* Description of the task
Retype, word for word, the lines between the ones holding "Write the React, TypeScript" and "const km = d3.range(0, 61);", inclusive; pictures stay out of the copy.

* Supplied data

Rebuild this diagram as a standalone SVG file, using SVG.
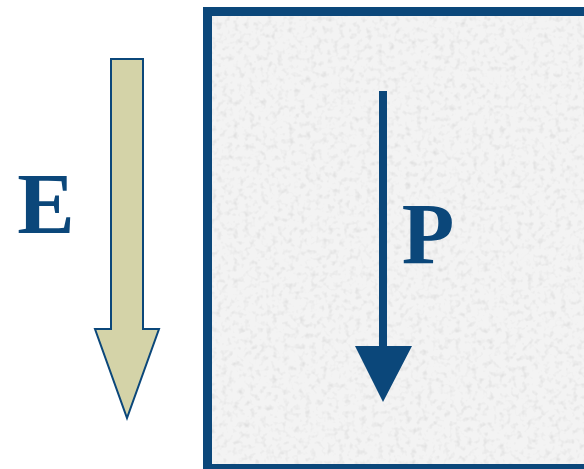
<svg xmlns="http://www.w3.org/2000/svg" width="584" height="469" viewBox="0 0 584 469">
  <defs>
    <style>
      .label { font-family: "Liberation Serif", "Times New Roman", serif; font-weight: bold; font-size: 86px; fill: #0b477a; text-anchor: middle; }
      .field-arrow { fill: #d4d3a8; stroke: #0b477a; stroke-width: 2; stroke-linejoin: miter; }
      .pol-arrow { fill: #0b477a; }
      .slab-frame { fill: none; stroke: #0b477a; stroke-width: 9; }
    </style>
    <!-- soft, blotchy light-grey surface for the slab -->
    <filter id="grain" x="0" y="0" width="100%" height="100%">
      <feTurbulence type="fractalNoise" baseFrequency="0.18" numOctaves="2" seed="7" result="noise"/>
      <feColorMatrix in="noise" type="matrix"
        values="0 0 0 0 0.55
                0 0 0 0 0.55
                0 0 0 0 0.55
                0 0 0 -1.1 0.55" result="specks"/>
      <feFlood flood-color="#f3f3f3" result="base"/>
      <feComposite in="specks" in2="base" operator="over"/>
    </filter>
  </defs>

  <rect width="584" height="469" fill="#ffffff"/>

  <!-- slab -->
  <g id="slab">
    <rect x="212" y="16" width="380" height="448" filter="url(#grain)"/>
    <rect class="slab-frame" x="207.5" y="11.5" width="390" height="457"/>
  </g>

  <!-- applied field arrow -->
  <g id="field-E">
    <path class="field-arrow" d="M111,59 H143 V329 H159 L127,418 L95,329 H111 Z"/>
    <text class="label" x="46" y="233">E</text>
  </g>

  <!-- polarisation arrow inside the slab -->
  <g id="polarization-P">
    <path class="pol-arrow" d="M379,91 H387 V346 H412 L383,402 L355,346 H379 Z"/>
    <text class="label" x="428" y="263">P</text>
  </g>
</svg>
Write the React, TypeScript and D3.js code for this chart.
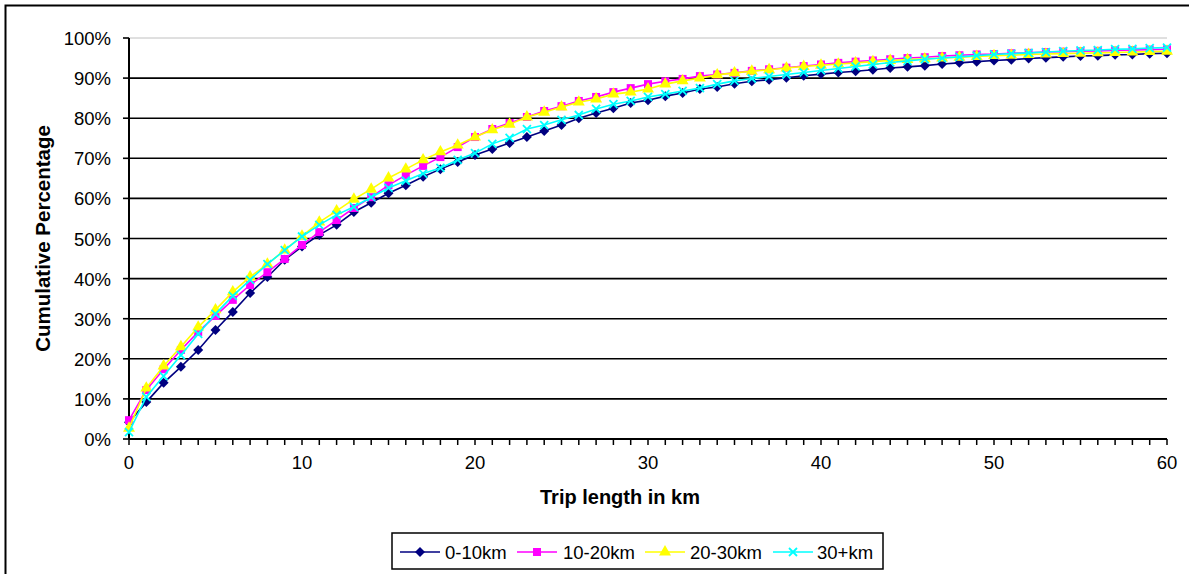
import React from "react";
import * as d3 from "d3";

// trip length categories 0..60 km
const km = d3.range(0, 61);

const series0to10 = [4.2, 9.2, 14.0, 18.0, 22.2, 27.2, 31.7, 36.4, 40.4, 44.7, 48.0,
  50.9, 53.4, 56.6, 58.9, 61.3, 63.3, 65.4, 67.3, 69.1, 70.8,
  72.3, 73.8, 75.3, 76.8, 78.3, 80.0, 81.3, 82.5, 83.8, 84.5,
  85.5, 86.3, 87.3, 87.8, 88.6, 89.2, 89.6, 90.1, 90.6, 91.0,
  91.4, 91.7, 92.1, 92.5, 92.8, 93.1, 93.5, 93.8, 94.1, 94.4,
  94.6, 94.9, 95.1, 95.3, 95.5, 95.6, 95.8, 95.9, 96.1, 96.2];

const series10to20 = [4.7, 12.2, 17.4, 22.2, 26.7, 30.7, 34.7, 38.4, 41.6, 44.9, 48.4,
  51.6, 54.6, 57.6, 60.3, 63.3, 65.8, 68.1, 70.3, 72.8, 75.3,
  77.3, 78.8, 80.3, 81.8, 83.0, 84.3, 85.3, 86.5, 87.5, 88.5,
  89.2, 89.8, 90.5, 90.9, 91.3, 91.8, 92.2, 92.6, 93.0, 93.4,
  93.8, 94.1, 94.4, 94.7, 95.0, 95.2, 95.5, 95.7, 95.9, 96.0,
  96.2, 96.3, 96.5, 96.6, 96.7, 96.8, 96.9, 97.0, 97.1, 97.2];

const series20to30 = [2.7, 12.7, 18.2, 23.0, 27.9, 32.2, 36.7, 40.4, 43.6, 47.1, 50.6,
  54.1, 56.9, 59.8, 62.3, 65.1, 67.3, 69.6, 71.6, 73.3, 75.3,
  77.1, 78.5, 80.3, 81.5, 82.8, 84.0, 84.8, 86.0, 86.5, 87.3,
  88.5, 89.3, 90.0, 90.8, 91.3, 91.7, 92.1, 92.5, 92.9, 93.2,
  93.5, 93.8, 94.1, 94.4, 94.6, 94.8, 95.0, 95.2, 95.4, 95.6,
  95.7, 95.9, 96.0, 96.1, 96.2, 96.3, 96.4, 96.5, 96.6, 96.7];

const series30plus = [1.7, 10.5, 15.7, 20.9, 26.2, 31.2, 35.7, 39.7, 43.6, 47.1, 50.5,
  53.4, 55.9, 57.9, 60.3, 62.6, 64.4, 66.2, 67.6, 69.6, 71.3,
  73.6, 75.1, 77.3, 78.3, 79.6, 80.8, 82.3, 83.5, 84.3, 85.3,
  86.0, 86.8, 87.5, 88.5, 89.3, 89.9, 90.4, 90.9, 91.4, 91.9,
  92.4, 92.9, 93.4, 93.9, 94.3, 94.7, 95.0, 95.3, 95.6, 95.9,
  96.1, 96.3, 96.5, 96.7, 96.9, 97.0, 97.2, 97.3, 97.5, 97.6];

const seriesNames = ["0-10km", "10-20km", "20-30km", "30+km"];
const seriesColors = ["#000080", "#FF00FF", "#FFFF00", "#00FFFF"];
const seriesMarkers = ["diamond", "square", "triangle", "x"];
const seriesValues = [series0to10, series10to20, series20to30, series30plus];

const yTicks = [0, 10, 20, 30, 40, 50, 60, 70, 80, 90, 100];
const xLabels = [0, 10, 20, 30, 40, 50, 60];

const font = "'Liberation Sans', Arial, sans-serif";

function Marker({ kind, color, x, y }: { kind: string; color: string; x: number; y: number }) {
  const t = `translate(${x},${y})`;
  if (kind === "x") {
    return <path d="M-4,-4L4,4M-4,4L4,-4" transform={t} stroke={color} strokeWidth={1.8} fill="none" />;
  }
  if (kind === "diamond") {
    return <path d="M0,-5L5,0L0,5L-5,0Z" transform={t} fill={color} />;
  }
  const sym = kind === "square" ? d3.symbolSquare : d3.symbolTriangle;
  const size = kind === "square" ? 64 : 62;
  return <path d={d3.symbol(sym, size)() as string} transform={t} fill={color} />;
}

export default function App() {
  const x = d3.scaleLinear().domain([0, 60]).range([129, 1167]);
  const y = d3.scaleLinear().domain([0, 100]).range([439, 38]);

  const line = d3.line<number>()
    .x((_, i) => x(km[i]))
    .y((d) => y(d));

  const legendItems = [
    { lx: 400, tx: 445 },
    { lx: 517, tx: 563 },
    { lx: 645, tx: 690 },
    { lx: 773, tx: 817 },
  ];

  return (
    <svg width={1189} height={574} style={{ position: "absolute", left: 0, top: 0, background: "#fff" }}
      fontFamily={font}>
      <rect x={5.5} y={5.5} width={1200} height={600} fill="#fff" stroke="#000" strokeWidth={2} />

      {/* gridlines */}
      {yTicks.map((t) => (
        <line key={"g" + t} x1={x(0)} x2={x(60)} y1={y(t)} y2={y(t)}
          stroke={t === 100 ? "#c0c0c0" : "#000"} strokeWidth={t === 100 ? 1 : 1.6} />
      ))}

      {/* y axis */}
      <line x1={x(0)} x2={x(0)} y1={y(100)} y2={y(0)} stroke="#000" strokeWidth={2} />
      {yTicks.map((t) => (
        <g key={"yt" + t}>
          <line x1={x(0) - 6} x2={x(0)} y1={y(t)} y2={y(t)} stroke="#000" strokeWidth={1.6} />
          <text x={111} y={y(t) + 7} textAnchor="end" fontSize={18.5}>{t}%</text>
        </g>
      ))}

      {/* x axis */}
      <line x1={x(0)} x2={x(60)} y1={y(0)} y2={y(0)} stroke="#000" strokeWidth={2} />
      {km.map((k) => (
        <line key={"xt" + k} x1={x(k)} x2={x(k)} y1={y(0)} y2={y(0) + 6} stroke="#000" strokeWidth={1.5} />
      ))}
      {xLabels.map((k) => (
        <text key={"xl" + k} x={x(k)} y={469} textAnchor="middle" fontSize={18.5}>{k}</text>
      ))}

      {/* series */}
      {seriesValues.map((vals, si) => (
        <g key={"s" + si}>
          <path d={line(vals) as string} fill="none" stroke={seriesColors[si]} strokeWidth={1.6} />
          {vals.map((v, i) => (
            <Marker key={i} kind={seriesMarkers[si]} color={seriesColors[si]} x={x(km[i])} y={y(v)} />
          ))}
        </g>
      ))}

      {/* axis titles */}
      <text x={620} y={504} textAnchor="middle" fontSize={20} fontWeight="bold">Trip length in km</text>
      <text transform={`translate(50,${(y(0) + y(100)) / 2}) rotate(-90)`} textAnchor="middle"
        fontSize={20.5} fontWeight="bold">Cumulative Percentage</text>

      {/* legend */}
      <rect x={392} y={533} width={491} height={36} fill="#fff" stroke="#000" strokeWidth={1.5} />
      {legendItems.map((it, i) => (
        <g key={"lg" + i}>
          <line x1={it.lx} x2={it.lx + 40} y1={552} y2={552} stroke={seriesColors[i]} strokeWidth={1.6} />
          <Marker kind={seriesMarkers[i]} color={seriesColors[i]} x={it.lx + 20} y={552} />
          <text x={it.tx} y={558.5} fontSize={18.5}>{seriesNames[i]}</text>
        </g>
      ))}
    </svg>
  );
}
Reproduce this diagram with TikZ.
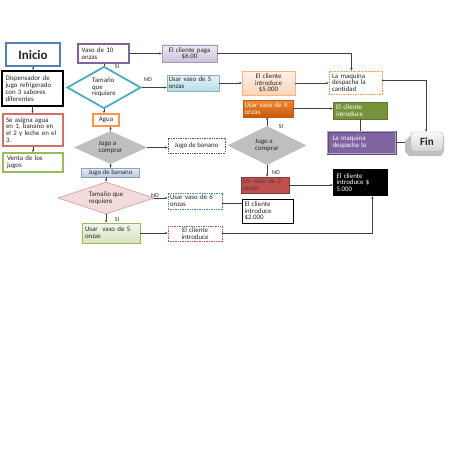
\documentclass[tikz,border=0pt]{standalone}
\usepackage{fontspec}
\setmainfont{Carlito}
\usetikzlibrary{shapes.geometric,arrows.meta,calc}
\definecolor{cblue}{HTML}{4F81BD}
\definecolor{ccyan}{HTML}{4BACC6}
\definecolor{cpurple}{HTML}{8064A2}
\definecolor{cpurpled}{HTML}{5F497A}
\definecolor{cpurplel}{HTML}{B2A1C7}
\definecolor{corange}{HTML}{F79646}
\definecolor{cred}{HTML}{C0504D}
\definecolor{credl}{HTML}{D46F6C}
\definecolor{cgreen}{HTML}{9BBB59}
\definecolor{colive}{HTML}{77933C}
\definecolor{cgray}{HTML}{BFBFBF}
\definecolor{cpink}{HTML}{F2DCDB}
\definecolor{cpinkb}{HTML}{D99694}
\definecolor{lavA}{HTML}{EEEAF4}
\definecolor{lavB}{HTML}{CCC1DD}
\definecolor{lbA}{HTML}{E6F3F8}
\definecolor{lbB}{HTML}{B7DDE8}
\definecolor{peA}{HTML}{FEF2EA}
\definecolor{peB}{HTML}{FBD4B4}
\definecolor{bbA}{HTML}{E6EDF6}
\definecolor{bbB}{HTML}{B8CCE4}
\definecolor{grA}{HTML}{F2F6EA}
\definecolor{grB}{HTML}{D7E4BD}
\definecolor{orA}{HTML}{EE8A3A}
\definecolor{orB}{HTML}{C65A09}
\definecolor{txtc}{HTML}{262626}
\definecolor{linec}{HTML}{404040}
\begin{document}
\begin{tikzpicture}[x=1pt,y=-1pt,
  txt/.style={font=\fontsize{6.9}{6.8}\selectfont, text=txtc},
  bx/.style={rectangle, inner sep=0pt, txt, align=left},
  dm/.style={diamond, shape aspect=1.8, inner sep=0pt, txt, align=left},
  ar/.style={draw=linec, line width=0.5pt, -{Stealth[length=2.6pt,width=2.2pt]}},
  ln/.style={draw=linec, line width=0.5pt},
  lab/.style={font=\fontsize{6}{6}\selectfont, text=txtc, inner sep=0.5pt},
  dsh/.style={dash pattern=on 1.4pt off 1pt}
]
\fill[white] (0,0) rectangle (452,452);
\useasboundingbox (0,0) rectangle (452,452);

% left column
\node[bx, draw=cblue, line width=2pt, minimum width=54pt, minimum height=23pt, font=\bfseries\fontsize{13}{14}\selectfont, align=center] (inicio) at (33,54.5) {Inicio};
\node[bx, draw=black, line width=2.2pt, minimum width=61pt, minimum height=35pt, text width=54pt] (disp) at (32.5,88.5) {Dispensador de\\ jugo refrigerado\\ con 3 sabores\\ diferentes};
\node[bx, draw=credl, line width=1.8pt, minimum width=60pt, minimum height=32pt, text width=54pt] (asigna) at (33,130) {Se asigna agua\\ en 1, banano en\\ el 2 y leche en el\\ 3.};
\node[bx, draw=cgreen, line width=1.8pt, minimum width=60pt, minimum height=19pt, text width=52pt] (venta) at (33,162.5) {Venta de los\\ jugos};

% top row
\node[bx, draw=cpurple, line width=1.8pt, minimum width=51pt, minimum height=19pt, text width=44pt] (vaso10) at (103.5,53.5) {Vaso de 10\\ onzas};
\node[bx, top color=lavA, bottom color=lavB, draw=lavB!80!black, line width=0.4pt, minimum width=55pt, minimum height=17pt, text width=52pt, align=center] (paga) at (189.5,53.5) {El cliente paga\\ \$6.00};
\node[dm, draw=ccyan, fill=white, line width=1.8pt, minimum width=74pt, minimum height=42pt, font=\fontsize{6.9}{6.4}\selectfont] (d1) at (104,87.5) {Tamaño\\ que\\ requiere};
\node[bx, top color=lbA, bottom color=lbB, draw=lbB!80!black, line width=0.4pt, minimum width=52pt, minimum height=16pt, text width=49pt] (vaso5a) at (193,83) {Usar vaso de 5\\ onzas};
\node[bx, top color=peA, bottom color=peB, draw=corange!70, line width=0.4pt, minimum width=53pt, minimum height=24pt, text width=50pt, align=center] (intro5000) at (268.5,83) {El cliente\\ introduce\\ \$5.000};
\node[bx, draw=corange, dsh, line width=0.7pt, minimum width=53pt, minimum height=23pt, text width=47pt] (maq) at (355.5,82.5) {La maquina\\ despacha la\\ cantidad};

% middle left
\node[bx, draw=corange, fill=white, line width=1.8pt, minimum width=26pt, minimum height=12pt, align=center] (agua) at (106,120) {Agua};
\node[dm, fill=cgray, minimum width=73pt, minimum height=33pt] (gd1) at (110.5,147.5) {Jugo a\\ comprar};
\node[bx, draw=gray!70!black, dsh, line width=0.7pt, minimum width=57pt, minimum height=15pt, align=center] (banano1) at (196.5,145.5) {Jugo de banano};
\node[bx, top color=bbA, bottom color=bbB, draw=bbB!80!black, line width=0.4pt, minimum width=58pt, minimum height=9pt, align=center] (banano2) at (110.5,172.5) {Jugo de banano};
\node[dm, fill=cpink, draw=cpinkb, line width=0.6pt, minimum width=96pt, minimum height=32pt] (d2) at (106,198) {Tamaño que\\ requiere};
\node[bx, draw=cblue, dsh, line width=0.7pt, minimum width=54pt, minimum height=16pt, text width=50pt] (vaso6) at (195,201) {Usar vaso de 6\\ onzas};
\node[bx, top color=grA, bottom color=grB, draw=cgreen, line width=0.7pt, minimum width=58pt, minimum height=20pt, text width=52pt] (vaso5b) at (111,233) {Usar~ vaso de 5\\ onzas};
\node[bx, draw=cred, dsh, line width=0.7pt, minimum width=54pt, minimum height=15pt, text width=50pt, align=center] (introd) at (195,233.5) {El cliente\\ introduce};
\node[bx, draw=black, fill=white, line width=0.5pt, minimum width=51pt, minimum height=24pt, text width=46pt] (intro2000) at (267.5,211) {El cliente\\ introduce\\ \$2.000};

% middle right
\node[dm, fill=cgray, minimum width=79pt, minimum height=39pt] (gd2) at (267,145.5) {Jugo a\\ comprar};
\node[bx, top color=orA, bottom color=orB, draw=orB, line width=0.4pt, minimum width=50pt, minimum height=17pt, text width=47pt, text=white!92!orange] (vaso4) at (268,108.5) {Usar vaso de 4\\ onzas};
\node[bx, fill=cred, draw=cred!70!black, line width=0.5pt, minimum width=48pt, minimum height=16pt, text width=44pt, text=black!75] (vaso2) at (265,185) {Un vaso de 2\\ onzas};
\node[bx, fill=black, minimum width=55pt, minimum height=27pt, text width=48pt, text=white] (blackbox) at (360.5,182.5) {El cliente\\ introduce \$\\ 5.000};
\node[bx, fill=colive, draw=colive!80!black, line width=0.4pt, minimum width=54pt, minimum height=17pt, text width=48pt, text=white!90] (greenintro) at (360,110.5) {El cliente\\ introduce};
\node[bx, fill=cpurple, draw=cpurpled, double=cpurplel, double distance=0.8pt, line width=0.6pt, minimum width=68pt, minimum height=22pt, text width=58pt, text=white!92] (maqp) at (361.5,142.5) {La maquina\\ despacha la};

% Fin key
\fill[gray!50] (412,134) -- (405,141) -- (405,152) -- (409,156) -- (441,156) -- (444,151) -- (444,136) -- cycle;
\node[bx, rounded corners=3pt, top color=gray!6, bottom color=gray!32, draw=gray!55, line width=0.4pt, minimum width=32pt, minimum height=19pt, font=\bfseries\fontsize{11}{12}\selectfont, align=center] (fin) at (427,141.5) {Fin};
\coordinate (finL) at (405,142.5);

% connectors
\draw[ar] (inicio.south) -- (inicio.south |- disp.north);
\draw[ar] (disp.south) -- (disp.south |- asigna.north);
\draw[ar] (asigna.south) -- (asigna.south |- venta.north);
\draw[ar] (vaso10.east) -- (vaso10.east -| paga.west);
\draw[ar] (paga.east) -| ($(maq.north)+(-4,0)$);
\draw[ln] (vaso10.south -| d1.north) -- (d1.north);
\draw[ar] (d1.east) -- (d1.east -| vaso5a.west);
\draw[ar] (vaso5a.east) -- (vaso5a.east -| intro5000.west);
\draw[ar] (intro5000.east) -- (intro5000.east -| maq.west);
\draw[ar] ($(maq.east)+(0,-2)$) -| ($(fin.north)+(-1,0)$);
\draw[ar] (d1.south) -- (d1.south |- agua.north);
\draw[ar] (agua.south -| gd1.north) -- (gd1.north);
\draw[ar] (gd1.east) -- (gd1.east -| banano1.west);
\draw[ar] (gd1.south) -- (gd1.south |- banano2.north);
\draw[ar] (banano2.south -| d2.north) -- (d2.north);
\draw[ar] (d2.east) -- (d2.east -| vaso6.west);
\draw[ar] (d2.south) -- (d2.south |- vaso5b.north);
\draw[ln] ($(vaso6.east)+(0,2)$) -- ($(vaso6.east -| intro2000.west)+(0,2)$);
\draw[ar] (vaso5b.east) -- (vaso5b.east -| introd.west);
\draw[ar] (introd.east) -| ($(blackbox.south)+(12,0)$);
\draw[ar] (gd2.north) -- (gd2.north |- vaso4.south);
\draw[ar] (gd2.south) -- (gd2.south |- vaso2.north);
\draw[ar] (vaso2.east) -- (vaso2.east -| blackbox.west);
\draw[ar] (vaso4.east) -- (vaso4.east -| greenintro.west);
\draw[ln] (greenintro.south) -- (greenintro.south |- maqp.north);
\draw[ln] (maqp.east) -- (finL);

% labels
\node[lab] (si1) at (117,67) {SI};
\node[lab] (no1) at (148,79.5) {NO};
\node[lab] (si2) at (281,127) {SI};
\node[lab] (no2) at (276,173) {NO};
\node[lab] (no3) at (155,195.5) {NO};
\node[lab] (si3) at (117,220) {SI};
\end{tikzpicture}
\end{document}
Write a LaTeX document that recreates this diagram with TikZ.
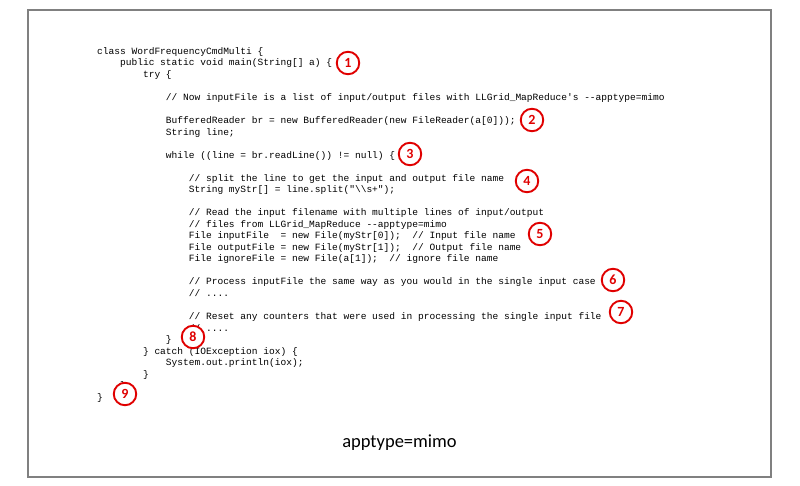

* Solved problem
Write the React, TypeScript and D3.js code for this chart.
import React from "react";
import * as d3 from "d3";

// trip length categories 0..60 km
const km = d3.range(0, 61);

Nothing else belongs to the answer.